- INPUT:
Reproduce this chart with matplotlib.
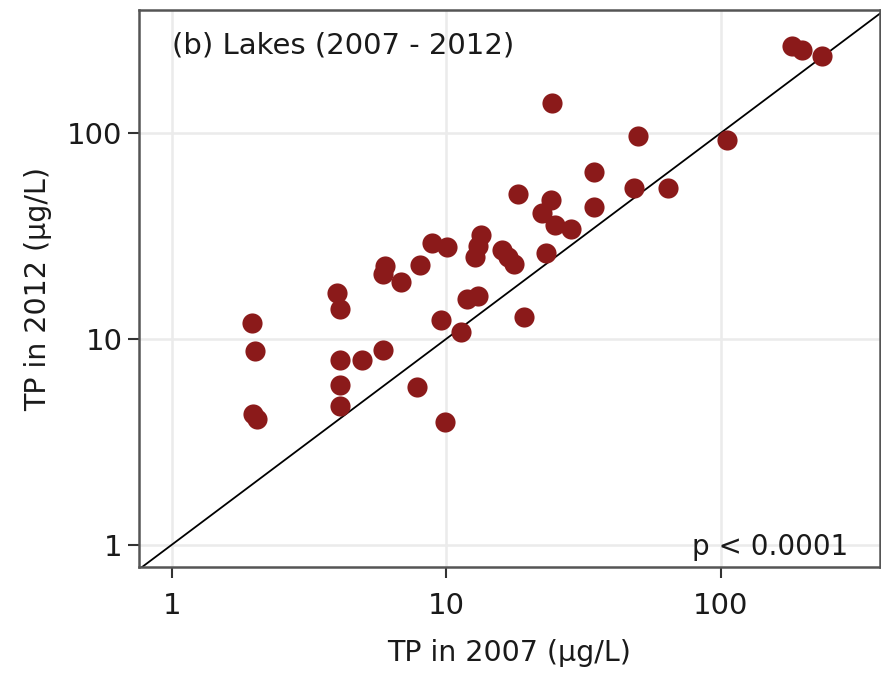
import matplotlib
matplotlib.use("Agg")
import matplotlib.pyplot as plt

# TP values (ug/L)
tp_2007 = [1.96, 2.01, 1.98, 2.05, 4.0, 4.1, 4.1, 4.93, 5.9, 4.1,
           4.1, 7.8, 9.9, 9.57, 11.3, 6.0, 5.9, 6.84, 8.0, 8.9,
           10.1, 13.4, 13.06, 12.7, 16.0, 16.8, 17.7, 11.9, 13.06, 19.2,
           18.3, 24.3, 24.1, 22.3, 24.9, 28.5, 23.1, 34.5, 34.5, 50.0,
           48.3, 64.3, 105.4, 181.8, 197.8, 233.9]
tp_2012 = [12.0, 8.7, 4.3, 4.1, 16.7, 14.0, 7.9, 7.9, 8.8, 6.0,
           4.7, 5.85, 3.96, 12.4, 10.8, 22.6, 20.7, 18.9, 22.9, 29.2,
           28.0, 32.0, 28.3, 25.0, 27.0, 25.0, 23.1, 15.6, 16.2, 12.8,
           50.6, 139.8, 47.3, 40.9, 35.8, 34.2, 26.2, 64.7, 43.7, 96.7,
           54.1, 54.1, 92.5, 264.4, 252.9, 236.5]

ticks = [1, 10, 100]
tick_labels = ["1", "10", "100"]

plt.rcParams['font.family'] = ['DejaVu Sans']

fig = plt.figure(figsize=(8.81, 6.73), dpi=100)
ax = fig.add_axes([0.1578, 0.1575, 0.8411, 0.8276])

ax.set_xscale("log")
ax.set_yscale("log")
ax.set_xlim(0.76, 380)
ax.set_ylim(0.78, 395)

ax.grid(True, which="major", color="#EBEBEB", linewidth=1.8)
ax.set_axisbelow(True)

# 1:1 line
ax.plot([0.5, 500], [0.5, 500], color="black", linewidth=1.3, zorder=2)

ax.plot(tp_2007, tp_2012, "o", color="#8B1A1A", markersize=14.5,
        markeredgewidth=0, zorder=3)

ax.set_xticks(ticks)
ax.set_xticklabels(tick_labels)
ax.set_yticks(ticks)
ax.set_yticklabels(tick_labels)
ax.minorticks_off()
ax.tick_params(axis="both", length=8, width=1.5, color="#333333",
               labelsize=21, labelcolor="#1a1a1a", pad=4)
ax.tick_params(axis="x", pad=10)

for s in ax.spines.values():
    s.set_color("#555555")
    s.set_linewidth(1.8)

ax.set_xlabel("TP in 2007 (µg/L)", fontsize=20.5, color="#1a1a1a", labelpad=14)
ax.set_ylabel("TP in 2012 (µg/L)", fontsize=20.5, color="#1a1a1a", labelpad=11)

ax.text(0.045, 0.962, "(b) Lakes (2007 - 2012)", transform=ax.transAxes,
        fontsize=21, color="#1a1a1a", ha="left", va="top")
ax.text(0.957, 0.036, "p < 0.0001", transform=ax.transAxes,
        fontsize=20, color="#1a1a1a", ha="right", va="center")

fig.savefig("out.png", dpi=100)
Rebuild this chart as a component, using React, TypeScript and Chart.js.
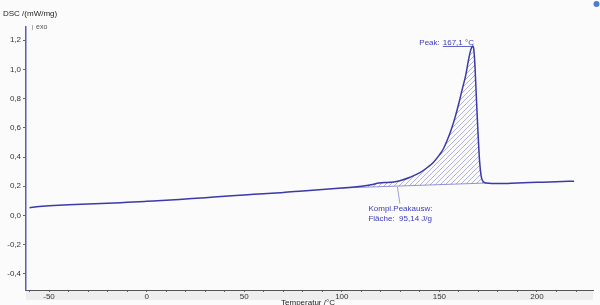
import React, { useEffect, useRef } from "react";
import { Chart, registerables } from "chart.js";

Chart.register(...registerables);

const temperatures = [-60, -55, -50, -40, -30, -20, -10, 0, 10, 20, 30, 40, 50, 60, 70, 80, 90, 100, 105, 110, 115, 119, 122, 125, 128, 131, 135, 140, 144, 147, 150, 152, 154, 156, 158, 160, 162, 163.5, 165, 166, 167.1, 167.6, 168.2, 168.9, 169.7, 170.6, 171.4, 172.3, 174, 177, 181, 190, 200, 210, 219];
const dscValues = [0.053, 0.062, 0.066, 0.073, 0.078, 0.083, 0.09, 0.097, 0.104, 0.113, 0.122, 0.132, 0.14, 0.149, 0.157, 0.168, 0.178, 0.188, 0.193, 0.2, 0.21, 0.222, 0.226, 0.227, 0.232, 0.243, 0.262, 0.293, 0.33, 0.365, 0.415, 0.455, 0.515, 0.585, 0.67, 0.77, 0.88, 0.96, 1.07, 1.13, 1.16, 1.14, 1.03, 0.82, 0.59, 0.37, 0.27, 0.235, 0.222, 0.219, 0.219, 0.223, 0.227, 0.231, 0.235];
const baselineTemps = [100, 174];
const baselineValues = [0.188, 0.222];
const xTickValues = [-60, -50, -40, -30, -20, -10, 0, 10, 20, 30, 40, 50, 60, 70, 80, 90, 100, 110, 120, 130, 140, 150, 160, 170, 180, 190, 200, 210, 220];
const xLabelValues = [-50, 0, 50, 100, 150, 200];
const yTickValues = [-0.4, -0.2, 0, 0.2, 0.4, 0.6, 0.8, 1.0, 1.2];
const peakTemp = 167.1;
const peakValue = 1.16;
const peakLabel = "Peak:";
const peakValueLabel = "167,1 °C";
const areaLabel1 = "Kompl.Peakausw:";
const areaLabel2 = "Fläche:  95,14 J/g";
const yTitle = "DSC /(mW/mg)";
const xTitle = "Temperatur /°C";
const exoLabel = "exo";

const BLUE = "#3a3aa8";
const TEXTBLUE = "#3c3cb4";

export default function App() {
  const ref = useRef<HTMLCanvasElement | null>(null);
  useEffect(() => {
    const canvas = ref.current;
    if (!canvas) return;
    const pc = document.createElement("canvas");
    pc.width = 5;
    pc.height = 5;
    const pctx = pc.getContext("2d")!;
    pctx.strokeStyle = "rgba(110,110,200,0.75)";
    pctx.lineWidth = 0.7;
    pctx.beginPath();
    pctx.moveTo(-1, 6); pctx.lineTo(6, -1);
    pctx.moveTo(-1, 1); pctx.lineTo(1, -1);
    pctx.moveTo(4, 6); pctx.lineTo(6, 4);
    pctx.stroke();
    const pattern = canvas.getContext("2d")!.createPattern(pc, "repeat");

    const curve = temperatures.map((t, i) => ({ x: t, y: dscValues[i] }));
    const base = baselineTemps.map((t, i) => ({ x: t, y: baselineValues[i] }));
    const sub = curve.filter((p) => p.x >= baselineTemps[0] && p.x <= baselineTemps[1]);

    const font = "'Liberation Sans', Arial, sans-serif";

    const annot = {
      id: "annot",
      beforeDraw(chart: any) {
        const ctx = chart.ctx;
        ctx.save();
        ctx.fillStyle = "#fbfbfc";
        ctx.fillRect(0, 0, chart.width, chart.height);
        const a = chart.chartArea;
        ctx.fillStyle = "#eeeeef";
        ctx.fillRect(a.left, a.bottom, a.right - a.left, 10);
        ctx.restore();
      },
      afterDatasetsDraw(chart: any) {
        const ctx = chart.ctx;
        const xs = chart.scales.x;
        const ys = chart.scales.y;
        ctx.save();
        ctx.font = `8px ${font}`;
        ctx.textBaseline = "middle";
        const px = xs.getPixelForValue(peakTemp);
        const py = ys.getPixelForValue(peakValue);
        ctx.fillStyle = TEXTBLUE;
        const startV = px - 30;
        ctx.textAlign = "left";
        ctx.fillText(peakValueLabel, startV, py - 3.5);
        ctx.textAlign = "right";
        ctx.fillText(peakLabel, startV - 3, py - 3.5);
        ctx.strokeStyle = TEXTBLUE;
        ctx.lineWidth = 0.8;
        ctx.beginPath();
        ctx.moveTo(startV, py + 0.5);
        ctx.lineTo(px, py + 0.5);
        ctx.stroke();
        const lx = xs.getPixelForValue(128.5);
        const ly = ys.getPixelForValue(0.197);
        ctx.strokeStyle = "#8888cc";
        ctx.beginPath();
        ctx.moveTo(lx, ly);
        ctx.lineTo(lx + 2.5, ly + 17);
        ctx.stroke();
        ctx.textAlign = "left";
        ctx.fillStyle = TEXTBLUE;
        ctx.fillText(areaLabel1, lx - 29, ly + 22);
        ctx.fillText(areaLabel2, lx - 29, ly + 32);
        ctx.fillStyle = "#222";
        ctx.fillText(yTitle, 3, 14);
        ctx.fillStyle = "#555";
        ctx.font = `7px ${font}`;
        ctx.fillText(exoLabel, 36, 27);
        ctx.strokeStyle = "#999";
        ctx.beginPath();
        ctx.moveTo(32.5, 25);
        ctx.lineTo(32.5, 30);
        ctx.stroke();
        ctx.fillStyle = "#222";
        ctx.font = `8px ${font}`;
        ctx.textAlign = "center";
        ctx.fillText(xTitle, 308, 303);
        ctx.fillStyle = "#4a7fd0";
        ctx.beginPath();
        ctx.arc(596.5, 4, 3, 0, Math.PI * 2);
        ctx.fill();
        ctx.restore();
      },
    };

    const chart = new Chart(canvas, {
      type: "line",
      data: {
        datasets: [
          {
            data: curve,
            borderColor: BLUE,
            borderWidth: 1.5,
            pointRadius: 0,
            cubicInterpolationMode: "monotone",
            fill: false,
          },
          {
            data: base,
            borderColor: "rgba(90,90,190,0.8)",
            borderWidth: 0.8,
            pointRadius: 0,
            fill: false,
          },
          {
            data: sub,
            borderWidth: 0,
            borderColor: "rgba(0,0,0,0)",
            pointRadius: 0,
            cubicInterpolationMode: "monotone",
            backgroundColor: pattern as any,
            fill: 1,
          },
        ],
      },
      options: {
        animation: false,
        responsive: false,
        maintainAspectRatio: false,
        layout: { padding: { left: 0, right: 7, top: 27, bottom: 0 } },
        plugins: { legend: { display: false }, tooltip: { enabled: false } },
        scales: {
          x: {
            type: "linear",
            min: -61.8,
            max: 228.7,
            afterFit: (s: any) => { s.height = 15; },
            afterBuildTicks: (s: any) => { s.ticks = xTickValues.map((v) => ({ value: v })); },
            border: { color: "#555", width: 1 },
            grid: { drawOnChartArea: false, drawTicks: true, tickLength: 2, color: "#666" },
            ticks: {
              autoSkip: false,
              maxRotation: 0,
              padding: 0,
              color: "#333",
              font: { size: 8, family: font },
              callback: (v: any) => (xLabelValues.includes(Math.round(v)) ? String(Math.round(v)) : ""),
            },
          },
          y: {
            type: "linear",
            min: -0.51,
            max: 1.29,
            afterFit: (s: any) => { s.width = 26; },
            afterBuildTicks: (s: any) => { s.ticks = yTickValues.map((v) => ({ value: v })); },
            border: { color: "#5a5ab8", width: 1.5 },
            grid: { drawOnChartArea: false, drawTicks: true, tickLength: 3, color: "#666" },
            ticks: {
              autoSkip: false,
              padding: 2,
              color: "#333",
              font: { size: 8, family: font },
              callback: (v: any) => Number(v).toFixed(1).replace(".", ","),
            },
          },
        },
      },
      plugins: [annot],
    });
    return () => chart.destroy();
  }, []);

  return (
    <div style={{ position: "fixed", left: 0, top: 0, width: 600, height: 305, background: "#fbfbfc" }}>
      <canvas ref={ref} width={600} height={305} style={{ display: "block", width: 600, height: 305 }} />
    </div>
  );
}
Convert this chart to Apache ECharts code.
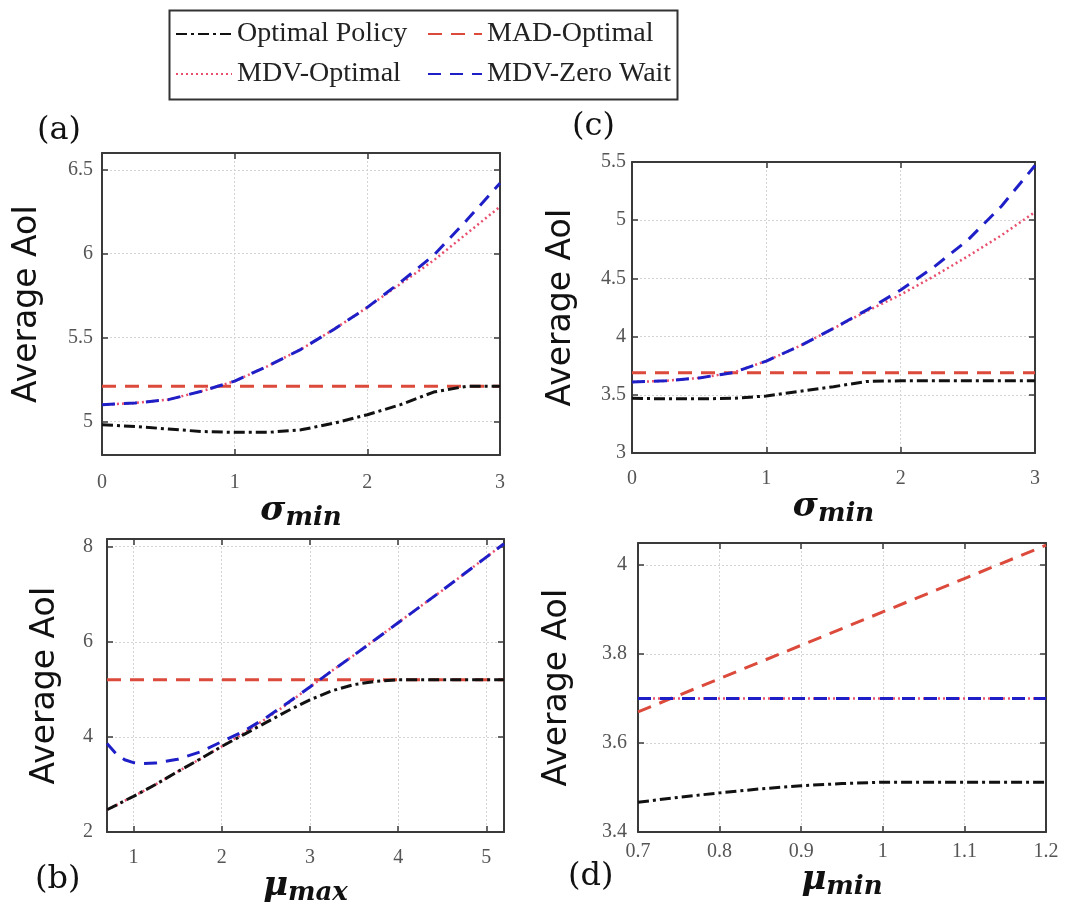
<!DOCTYPE html>
<html>
<head>
<meta charset="utf-8">
<script src="https://cdn.jsdelivr.net/npm/echarts@6/dist/echarts.min.js"></script>
<style>
  html, body { margin: 0; padding: 0; background: #ffffff; }
  #chart { width: 1071px; height: 907px; }
</style>
</head>
<body>
<div id="chart"></div>
<script>
// ---- Panel (a): average AoI versus sigma_min ----
const aX         = [0, 0.25, 0.5, 0.75, 1, 1.25, 1.5, 1.75, 2, 2.25, 2.5, 2.75, 3];
const aOptimal   = [4.98, 4.97, 4.955, 4.94, 4.935, 4.935, 4.95, 4.99, 5.04, 5.10, 5.175, 5.21, 5.21];
const aMAD       = [5.21, 5.21, 5.21, 5.21, 5.21, 5.21, 5.21, 5.21, 5.21, 5.21, 5.21, 5.21, 5.21];
const aMDVOpt    = [5.10, 5.11, 5.13, 5.18, 5.24, 5.33, 5.43, 5.55, 5.68, 5.82, 5.96, 6.12, 6.28];
const aZeroWait  = [5.10, 5.11, 5.13, 5.18, 5.24, 5.33, 5.43, 5.55, 5.68, 5.83, 5.99, 6.20, 6.42];
const aXTicks    = [0, 1, 2, 3];
const aYTicks    = [5, 5.5, 6, 6.5];

// ---- Panel (c): average AoI versus sigma_min ----
const cX         = [0, 0.25, 0.5, 0.75, 1, 1.25, 1.5, 1.75, 2, 2.25, 2.5, 2.75, 3];
const cOptimal   = [3.47, 3.465, 3.465, 3.47, 3.49, 3.53, 3.57, 3.615, 3.62, 3.62, 3.62, 3.62, 3.62];
const cMAD       = [3.69, 3.69, 3.69, 3.69, 3.69, 3.69, 3.69, 3.69, 3.69, 3.69, 3.69, 3.69, 3.69];
const cMDVOpt    = [3.61, 3.62, 3.645, 3.69, 3.79, 3.92, 4.07, 4.22, 4.36, 4.52, 4.69, 4.87, 5.07];
const cZeroWait  = [3.61, 3.62, 3.645, 3.69, 3.79, 3.92, 4.07, 4.23, 4.40, 4.60, 4.83, 5.12, 5.47];
const cXTicks    = [0, 1, 2, 3];
const cYTicks    = [3, 3.5, 4, 4.5, 5, 5.5];

// ---- Panel (b): average AoI versus mu_max ----
const bX         = [0.7, 0.8, 0.9, 1, 1.1, 1.25, 1.5, 1.75, 2, 2.25, 2.5, 2.75, 3, 3.25, 3.5, 3.75, 4, 4.5, 5, 5.2];
const bOptimal   = [2.47, 2.56, 2.66, 2.75, 2.85, 3.00, 3.27, 3.53, 3.80, 4.05, 4.30, 4.55, 4.78, 4.97, 5.10, 5.17, 5.20, 5.20, 5.20, 5.20];
const bMAD       = [5.2, 5.2, 5.2, 5.2, 5.2, 5.2, 5.2, 5.2, 5.2, 5.2, 5.2, 5.2, 5.2, 5.2, 5.2, 5.2, 5.2, 5.2, 5.2, 5.2];
const bMDVOpt    = [2.47, 2.56, 2.66, 2.75, 2.85, 3.00, 3.27, 3.53, 3.80, 4.08, 4.38, 4.70, 5.05, 5.39, 5.72, 6.06, 6.40, 7.08, 7.78, 8.06];
const bZeroWait  = [3.86, 3.65, 3.52, 3.46, 3.44, 3.45, 3.53, 3.68, 3.90, 4.12, 4.40, 4.72, 5.05, 5.39, 5.72, 6.06, 6.40, 7.08, 7.78, 8.06];
const bXTicks    = [1, 2, 3, 4, 5];
const bYTicks    = [2, 4, 6, 8];

// ---- Panel (d): average AoI versus mu_min ----
const dX         = [0.7, 0.75, 0.8, 0.85, 0.9, 0.95, 1.0, 1.1, 1.2];
const dOptimal   = [3.467, 3.478, 3.488, 3.497, 3.504, 3.509, 3.512, 3.512, 3.512];
const dMAD       = [3.67, 3.7075, 3.745, 3.7825, 3.82, 3.8575, 3.895, 3.97, 4.045];
const dMDVOpt    = [3.70, 3.70, 3.70, 3.70, 3.70, 3.70, 3.70, 3.70, 3.70];
const dZeroWait  = [3.70, 3.70, 3.70, 3.70, 3.70, 3.70, 3.70, 3.70, 3.70];
const dXTicks    = [0.7, 0.8, 0.9, 1, 1.1, 1.2];
const dYTicks    = [3.4, 3.6, 3.8, 4];

const NAMES = ['Optimal Policy', 'MAD-Optimal', 'MDV-Optimal', 'MDV-Zero Wait'];

const FRAME = '#3a3a3a';
const TICK_FONT = 'Liberation Serif';

// line appearance per policy
const STYLES = {
  'Optimal Policy': { color: '#111111', width: 3, type: [11, 4, 3, 4] },
  'MAD-Optimal':    { color: '#dc4a3c', width: 3, type: [14, 9] },
  'MDV-Optimal':    { color: '#e8506e', width: 2.5, type: [2, 3] },
  'MDV-Zero Wait':  { color: '#1f1fc8', width: 3, type: [13, 9] }
};

const mathName = (sym, sub) => ({
  name: '{s|' + sym + '}{m|' + sub + '}',
  nameTextStyle: {
    rich: {
      s: { fontFamily: 'DejaVu Serif', fontStyle: 'italic', fontWeight: 'bold', fontSize: 34, lineHeight: 40, color: '#111', verticalAlign: 'middle' },
      m: { fontFamily: 'DejaVu Serif', fontStyle: 'italic', fontWeight: 'bold', fontSize: 26, lineHeight: 26, color: '#111', verticalAlign: 'bottom' }
    }
  }
});

// grid rectangles in pixels: [left, top, right edge, bottom edge]
const PANELS = [
  { rect: [102, 153, 500, 455], x: [0, 3], y: [4.8, 6.6], xt: aXTicks, yt: aYTicks, sym: 'σ', sub: 'min',
    yGap: 58, xGap: 21, xm: 18, ym: 9, xs: aX, series: [aOptimal, aMAD, aMDVOpt, aZeroWait] },
  { rect: [632, 162, 1035, 453], x: [0, 3], y: [3, 5.5], xt: cXTicks, yt: cYTicks, sym: 'σ', sub: 'min',
    yGap: 54, xGap: 24, xm: 16, ym: 6, xs: cX, series: [cOptimal, cMAD, cMDVOpt, cZeroWait] },
  { rect: [107, 539, 504, 837], x: [0.7, 5.2], y: [2, 8.16], xt: bXTicks, yt: bYTicks, sym: 'μ', sub: 'max',
    yGap: 45, xGap: 26, xm: 16, ym: 14, xs: bX, series: [bOptimal, bMAD, bMDVOpt, bZeroWait] },
  { rect: [638, 543, 1046, 832], x: [0.7, 1.2], y: [3.4, 4.05], xt: dXTicks, yt: dYTicks, sym: 'μ', sub: 'min',
    yGap: 64, xGap: 24, xm: 10, ym: 11, xs: dX, series: [dOptimal, dMAD, dMDVOpt, dZeroWait] }
];

const W = 1071, H = 907;
const grid = [], xAxis = [], yAxis = [], series = [];

PANELS.forEach((p, gi) => {
  const [l, t, r, b] = p.rect;
  grid.push({ left: l, top: t, width: r - l, height: b - t, containLabel: false });

  const tickStyle = { color: FRAME, width: 1.5 };
  const lineStyle = { color: FRAME, width: 2 };
  const split = { show: true, lineStyle: { color: '#d4d4d4', width: 1, type: [2, 2] } };

  xAxis.push(Object.assign({
    type: 'value', gridIndex: gi, position: 'bottom', min: p.x[0], max: p.x[1],
    axisLine: { show: true, onZero: false, lineStyle },
    axisTick: { show: true, inside: true, length: 6, customValues: p.xt, lineStyle: tickStyle },
    axisLabel: { customValues: p.xt, color: '#555', fontFamily: TICK_FONT, fontSize: 20, margin: p.xm },
    splitLine: split,
    nameLocation: 'middle', nameGap: p.xGap
  }, mathName(p.sym, p.sub)));
  xAxis.push({
    type: 'value', gridIndex: gi, position: 'top', min: p.x[0], max: p.x[1],
    axisLine: { show: true, onZero: false, lineStyle },
    axisTick: { show: true, inside: true, length: 6, customValues: p.xt, lineStyle: tickStyle },
    axisLabel: { show: false }, splitLine: { show: false }
  });

  yAxis.push({
    type: 'value', gridIndex: gi, position: 'left', min: p.y[0], max: p.y[1],
    axisLine: { show: true, onZero: false, lineStyle },
    axisTick: { show: true, inside: true, length: 6, customValues: p.yt, lineStyle: tickStyle },
    axisLabel: { customValues: p.yt, color: '#555', fontFamily: TICK_FONT, fontSize: 20, margin: p.ym },
    splitLine: split,
    name: 'Average AoI', nameLocation: 'middle', nameGap: p.yGap,
    nameTextStyle: { fontFamily: 'DejaVu Sans', fontSize: 33, color: '#111' }
  });
  yAxis.push({
    type: 'value', gridIndex: gi, position: 'right', min: p.y[0], max: p.y[1],
    axisLine: { show: true, onZero: false, lineStyle },
    axisTick: { show: true, inside: true, length: 6, customValues: p.yt, lineStyle: tickStyle },
    axisLabel: { show: false }, splitLine: { show: false }
  });

  // drawing order: MAD, MDV-Optimal, MDV-Zero Wait, then the optimal policy on top
  [1, 2, 3, 0].forEach((k) => {
    const name = NAMES[k];
    const st = STYLES[name];
    series.push({
      type: 'line', name, xAxisIndex: 2 * gi, yAxisIndex: 2 * gi,
      data: p.xs.map((x, i) => [x, p.series[k][i]]),
      symbol: 'none', smooth: false,
      lineStyle: { color: st.color, width: st.width, type: st.type },
      itemStyle: { color: st.color },
      emphasis: { disabled: true }, silent: true, animation: false
    });
  });
});

const legendText = { fontFamily: 'Liberation Serif', fontSize: 28, color: '#222', lineHeight: 30 };
const legendBase = {
  orient: 'vertical', top: 14, itemHeight: 14, itemGap: 10, selectedMode: false,
  textStyle: legendText, itemStyle: { opacity: 0, borderWidth: 0 }
};

const option = {
  backgroundColor: '#ffffff',
  animation: false,
  grid, xAxis, yAxis, series,
  legend: [
    Object.assign({ left: 170, itemWidth: 56, data: ['Optimal Policy', 'MDV-Optimal'] }, legendBase),
    Object.assign({ left: 422, itemWidth: 54, data: ['MAD-Optimal', 'MDV-Zero Wait'] }, legendBase)
  ],
  graphic: [
    { type: 'rect', left: 167, top: 8, shape: { width: 508, height: 89 },
      style: { fill: 'none', stroke: '#333', lineWidth: 2 }, silent: true },
    { type: 'text', left: 37, top: 115, style: { text: '(a)', font: '32px "DejaVu Serif"', fill: '#111' } },
    { type: 'text', left: 572, top: 111, style: { text: '(c)', font: '32px "DejaVu Serif"', fill: '#111' } },
    { type: 'text', left: 35, top: 864, style: { text: '(b)', font: '32px "DejaVu Serif"', fill: '#111' } },
    { type: 'text', left: 568, top: 861, style: { text: '(d)', font: '32px "DejaVu Serif"', fill: '#111' } }
  ]
};

const chart = echarts.init(document.getElementById('chart'), null, { renderer: 'canvas', width: W, height: H });
chart.setOption(option);
</script>
</body>
</html>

- AIM OF THE EXERCISE: Print exactly the lines from the line containing "Convert this chart to Apache ECharts code." through the line containing "5.5, 6, 6.5];", and omit any picture found among them.

- TASK ANSWER:
Convert this chart to Apache ECharts code.
<!DOCTYPE html>
<html>
<head>
<meta charset="utf-8">
<script src="https://cdn.jsdelivr.net/npm/echarts@6/dist/echarts.min.js"></script>
<style>
  html, body { margin: 0; padding: 0; background: #ffffff; }
  #chart { width: 1071px; height: 907px; }
</style>
</head>
<body>
<div id="chart"></div>
<script>
// ---- Panel (a): average AoI versus sigma_min ----
const aX         = [0, 0.25, 0.5, 0.75, 1, 1.25, 1.5, 1.75, 2, 2.25, 2.5, 2.75, 3];
const aOptimal   = [4.98, 4.97, 4.955, 4.94, 4.935, 4.935, 4.95, 4.99, 5.04, 5.10, 5.175, 5.21, 5.21];
const aMAD       = [5.21, 5.21, 5.21, 5.21, 5.21, 5.21, 5.21, 5.21, 5.21, 5.21, 5.21, 5.21, 5.21];
const aMDVOpt    = [5.10, 5.11, 5.13, 5.18, 5.24, 5.33, 5.43, 5.55, 5.68, 5.82, 5.96, 6.12, 6.28];
const aZeroWait  = [5.10, 5.11, 5.13, 5.18, 5.24, 5.33, 5.43, 5.55, 5.68, 5.83, 5.99, 6.20, 6.42];
const aXTicks    = [0, 1, 2, 3];
const aYTicks    = [5, 5.5, 6, 6.5];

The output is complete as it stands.